By the time Puth appeared, audiences were no longer passive listeners. They were alert, divided, and ready to judge. Every performance that night was filtered through a lens of cultural tension rather than musical appreciation.

As the anthem concluded, the debate overshadowed the moment itself. Instead of discussing tone, interpretation, or emotional impact, the conversation fixated on authenticity. Viewers treated the performance less like music and more like evidence, combing through it for signs of manipulation.

No credible proof ever emerged to support the accusations. Audio engineers and musicians were quick to point out that live broadcast compression, microphone quality, and stadium acoustics can significantly alter how a performance sounds on television. What reaches viewers at home is not raw audio but a heavily processed feed designed to balance crowd noise, wind, and environmental interference.

Still, the suspicion lingered.

The backlash revealed something deeper than dissatisfaction with one performance. It exposed a cultural contradiction performers now face. Audiences claim to want excellence, but react with distrust when they receive it. Flaws are praised as “real.” Precision is treated as artificial. In this environment, artists are punished both ways: criticized for mistakes and doubted for mastery.
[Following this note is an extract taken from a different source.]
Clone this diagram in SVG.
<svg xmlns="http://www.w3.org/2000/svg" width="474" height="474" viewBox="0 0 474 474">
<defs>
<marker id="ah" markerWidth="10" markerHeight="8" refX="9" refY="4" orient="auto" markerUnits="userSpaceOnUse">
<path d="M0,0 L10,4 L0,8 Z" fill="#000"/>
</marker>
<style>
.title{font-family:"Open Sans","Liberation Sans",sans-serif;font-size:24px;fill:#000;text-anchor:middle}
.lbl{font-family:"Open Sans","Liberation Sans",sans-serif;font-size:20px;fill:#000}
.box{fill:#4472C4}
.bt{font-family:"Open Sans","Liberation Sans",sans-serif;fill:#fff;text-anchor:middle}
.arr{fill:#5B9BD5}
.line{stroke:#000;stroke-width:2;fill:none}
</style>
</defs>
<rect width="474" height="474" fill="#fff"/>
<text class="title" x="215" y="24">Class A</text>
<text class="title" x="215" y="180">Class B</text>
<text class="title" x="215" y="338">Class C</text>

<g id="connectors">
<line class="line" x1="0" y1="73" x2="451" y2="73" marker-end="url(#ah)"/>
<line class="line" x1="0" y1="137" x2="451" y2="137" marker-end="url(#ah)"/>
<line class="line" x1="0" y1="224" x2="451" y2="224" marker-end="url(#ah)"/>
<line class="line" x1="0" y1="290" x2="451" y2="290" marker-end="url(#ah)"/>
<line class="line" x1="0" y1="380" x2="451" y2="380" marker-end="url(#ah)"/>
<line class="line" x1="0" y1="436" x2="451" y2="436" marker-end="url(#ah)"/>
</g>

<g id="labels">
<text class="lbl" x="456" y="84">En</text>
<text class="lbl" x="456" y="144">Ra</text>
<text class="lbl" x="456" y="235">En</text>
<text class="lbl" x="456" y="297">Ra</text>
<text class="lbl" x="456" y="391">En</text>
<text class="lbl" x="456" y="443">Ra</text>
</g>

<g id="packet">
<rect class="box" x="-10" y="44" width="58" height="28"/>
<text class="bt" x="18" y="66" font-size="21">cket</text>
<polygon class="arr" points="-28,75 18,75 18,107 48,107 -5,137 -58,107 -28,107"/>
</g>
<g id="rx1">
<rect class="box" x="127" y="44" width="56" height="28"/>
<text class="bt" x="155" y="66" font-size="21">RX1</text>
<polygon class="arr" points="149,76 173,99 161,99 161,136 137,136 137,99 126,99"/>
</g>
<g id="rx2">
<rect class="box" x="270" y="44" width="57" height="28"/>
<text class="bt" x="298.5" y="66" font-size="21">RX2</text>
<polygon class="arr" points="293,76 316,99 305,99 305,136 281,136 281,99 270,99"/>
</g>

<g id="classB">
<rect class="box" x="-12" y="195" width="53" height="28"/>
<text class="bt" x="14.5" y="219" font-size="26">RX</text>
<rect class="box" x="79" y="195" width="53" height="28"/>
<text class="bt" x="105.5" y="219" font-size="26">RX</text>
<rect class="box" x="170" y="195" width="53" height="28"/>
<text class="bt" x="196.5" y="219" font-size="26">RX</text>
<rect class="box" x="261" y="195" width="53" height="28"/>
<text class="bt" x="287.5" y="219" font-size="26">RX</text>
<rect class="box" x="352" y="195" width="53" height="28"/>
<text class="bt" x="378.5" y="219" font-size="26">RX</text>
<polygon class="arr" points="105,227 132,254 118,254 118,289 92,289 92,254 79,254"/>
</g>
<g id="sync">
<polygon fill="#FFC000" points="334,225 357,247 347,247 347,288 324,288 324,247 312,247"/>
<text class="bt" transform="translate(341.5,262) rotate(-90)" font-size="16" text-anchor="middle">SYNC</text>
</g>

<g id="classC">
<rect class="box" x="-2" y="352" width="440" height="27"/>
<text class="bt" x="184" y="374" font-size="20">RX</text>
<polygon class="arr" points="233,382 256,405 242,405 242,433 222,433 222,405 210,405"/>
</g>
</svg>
The national anthem, more than almost any other song, magnifies this tension. It is unforgiving in structure, exposed in delivery, and emotionally loaded. Singers are expected to honor tradition while still making the performance their own, to sound powerful but not indulgent, expressive but not self-centered. Deviate too far in either direction and backlash is guaranteed.

Puth’s decision to deliver a restrained, technically clean rendition placed him squarely in the line of fire. Had he cracked a note, critics would have called it sloppy. Because he didn’t, they called it fake.
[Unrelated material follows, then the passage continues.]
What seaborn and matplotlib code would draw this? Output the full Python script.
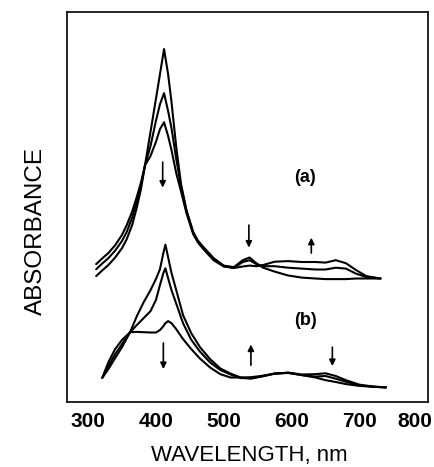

The episode also highlights how modern audiences consume live events. Performances are no longer fleeting moments meant to be felt and then remembered. They are digital artifacts, endlessly replayed, paused, and analyzed. A three-minute song becomes hours of debate, stripped of context and dissected for perceived inconsistencies.
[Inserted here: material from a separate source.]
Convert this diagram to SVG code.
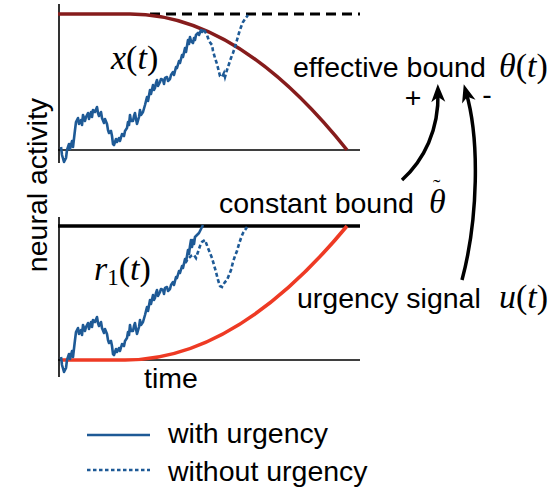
<svg xmlns="http://www.w3.org/2000/svg" width="556" height="488" viewBox="0 0 556 488">
<style>
.lbl{font-family:"Liberation Sans",Arial,sans-serif;font-size:28.5px;fill:#000}
.math{font-family:"Liberation Serif","Times New Roman",serif;font-size:34px;fill:#000}
.it{font-style:italic}
.ax{stroke:#000;stroke-width:1.6;fill:none}
.walk{stroke:#1e5a96;stroke-width:2.6;fill:none;stroke-linejoin:round}
.walkd{stroke:#1e5a96;stroke-width:2.6;fill:none;stroke-dasharray:4 2.5}
.arr{stroke:#000;stroke-width:3.5;fill:none;marker-end:url(#ah)}
</style>
<defs>
<marker id="ah" markerUnits="userSpaceOnUse" markerWidth="20" markerHeight="16" refX="10" refY="7" orient="auto" overflow="visible">
<path d="M0,0 L18,7 L0,14 L5,7 z" fill="#000"/>
</marker>
</defs>
<rect width="556" height="488" fill="#fff"/>

<g id="top-panel">
<path class="ax" d="M59,4 V163 M58,150 H360"/>
<path d="M150,14 H360" stroke="#000" stroke-width="3" stroke-dasharray="10 6" fill="none"/>
<path d="M58,14 H130 Q238.5,14 347,150" stroke="#861c1c" stroke-width="3.6" fill="none"/>
<polyline class="walk" points="61,147 62,155 64,162 66,158 67,150 69,144 70,149 72,141 73,147 75,130 76,122 78,118 79,124 81,120 82,125 83,115 85,121 86,117 88,113 89,119 91,112 92,117 93,110 95,112 97,107 98,113 99,116 101,112 102,118 104,123 105,119 107,124 108,130 109,133 111,131 112,136 113,144 114,145 116,139 117,142 119,138 120,141 122,134 124,136 125,131 127,128 128,122 129,125 130,115 131,121 133,121 134,116 135,113 136,119 137,124 139,117 140,110 141,115 143,112 145,105 147,97 148,101 150,90 151,94 153,85 154,90 155,88 156,83 157,80 158,86 160,82 161,79 163,80 164,84 165,78 167,77 168,81 170,79 171,75 173,72 174,75 176,67 177,68 179,61 180,63 182,55 183,57 185,48 186,52 187,46 188,40 189,44 190,37 191,41 193,43 194,38 195,40 196,35 198,33 199,35 201,30 202,32 204,30"/>
<polyline class="walkd" points="204,30 207,35 209,41 212,45 213,51 215,58 217,64 219,72 220,76 222,77 224,73 225,77 227,70 229,64 231,58 233,53 235,47 237,40 239,33 241,27 243,22 245,19 248,15"/>
<text class="math" x="111" y="69"><tspan class="it">x</tspan>(<tspan class="it">t</tspan>)</text>
</g>

<g id="bottom-panel">
<path class="ax" d="M59,217 V377 M58,360 H360"/>
<path d="M58,226 H360" stroke="#000" stroke-width="3.4" fill="none"/>
<path d="M62,360 H125 Q236,360 347,226" stroke="#ee3a24" stroke-width="3.6" fill="none"/>
<polyline class="walk" points="61,357 62,365 64,372 66,368 67,360 69,354 70,359 72,351 73,357 75,340 76,332 78,328 79,334 81,330 82,335 83,325 85,331 86,327 88,323 89,329 91,322 92,327 93,320 95,322 97,317 98,323 99,326 101,322 102,328 104,333 105,329 107,334 108,340 109,343 111,341 112,346 113,354 114,355 116,349 117,352 119,348 120,351 122,344 124,346 125,341 127,338 128,332 129,335 130,325 131,331 133,331 134,326 135,323 136,329 137,334 139,327 140,320 141,325 143,322 145,315 147,307 148,311 150,300 151,304 153,295 154,300 155,298 156,293 157,290 158,296 160,292 161,289 163,290 164,294 165,288 167,287 168,291 170,289 171,285 173,282 174,285 176,277 177,278 179,271 180,273 182,266 183,268 185,259 186,262 187,256 188,250 189,254 190,246 191,240 192,247 193,240 194,244 195,237 197,235 199,233 201,229 203,225"/>
<polyline class="walkd" points="185,263 188,259 191,256 194,255 196,258 198,252 200,246 202,242 205,240 208,248 210,253 212,258 214,265 216,272 218,280 220,286 222,287 223,285 225,282 227,280 229,275 231,270 233,262 235,256 237,251 239,244 241,238 243,233 245,230 247,227"/>
<text class="math" x="94" y="280"><tspan class="it">r</tspan><tspan font-size="23" dy="5">1</tspan><tspan dy="-5">(</tspan><tspan class="it">t</tspan>)</text>
</g>

<g id="ylabel">
<text class="lbl" transform="translate(47,185) rotate(-90)" text-anchor="middle" font-size="31">neural activity</text>
</g>
<g id="xlabel">
<text class="lbl" x="171" y="388" text-anchor="middle">time</text>
</g>

<g id="effective-bound">
<text class="lbl" x="293" y="77">effective bound</text>
<text class="math" x="499" y="77"><tspan class="it">θ</tspan>(<tspan class="it">t</tspan>)</text>
<text class="lbl" x="413" y="107" text-anchor="middle">+</text>
<text class="lbl" x="487" y="104" text-anchor="middle">-</text>
</g>
<g id="constant-bound">
<text class="lbl" x="219" y="213">constant bound</text>
<text class="math" x="429" y="213"><tspan class="it">θ</tspan><tspan x="433" y="194" font-size="22">˜</tspan></text>
</g>
<g id="urgency-signal">
<text class="lbl" x="297" y="308">urgency signal</text>
<text class="math" x="499" y="308"><tspan class="it">u</tspan>(<tspan class="it">t</tspan>)</text>
</g>

<g id="connectors">
<path class="arr" d="M402,180 C424,160 439,130 438,92"/>
<path class="arr" d="M462,280 C478,220 480,140 466,92"/>
</g>

<g id="legend">
<path d="M87,435 H150" stroke="#1e5a96" stroke-width="2.4"/>
<path d="M87,470 H150" stroke="#1e5a96" stroke-width="2.4" stroke-dasharray="3.5 2.5"/>
<text class="lbl" x="168" y="443">with urgency</text>
<text class="lbl" x="168" y="481">without urgency</text>
</g>
</svg>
In that environment, trust erodes quickly. The assumption is no longer that artists are performing live unless proven otherwise. It is the reverse. Authenticity must now be defended, not assumed.

For Puth, the controversy eventually faded, absorbed into the broader swirl of Super Bowl discourse. He did not publicly escalate the debate, nor did organizers suggest any impropriety. Official broadcasts treated the performance as live, and no follow-up corrections were issued.

Yet the moment lingered as a quiet symbol of where live music now stands.

Super Bowl LX was not short on spectacle, talent, or technical achievement. But it also revealed how fractured audience expectations have become. One artist is criticized for excess, another for restraint. One is accused of being too political, another of being too polished. The common thread is distrust.

The backlash against Charlie Puth’s anthem performance was less about him and more about a cultural climate that struggles to believe in excellence without a catch. In a world saturated with digital enhancement, sincerity is measured not by quality but by visible imperfection.

That may be the most uncomfortable takeaway of the night. Not that a singer was accused unfairly, but that doing something well has become grounds for suspicion.

In the end, Puth stood alone on the field, sang the anthem with precision and respect, and walked off to applause and controversy in equal measure. Whether history remembers the performance itself or the reaction to it says more about the audience than the artist.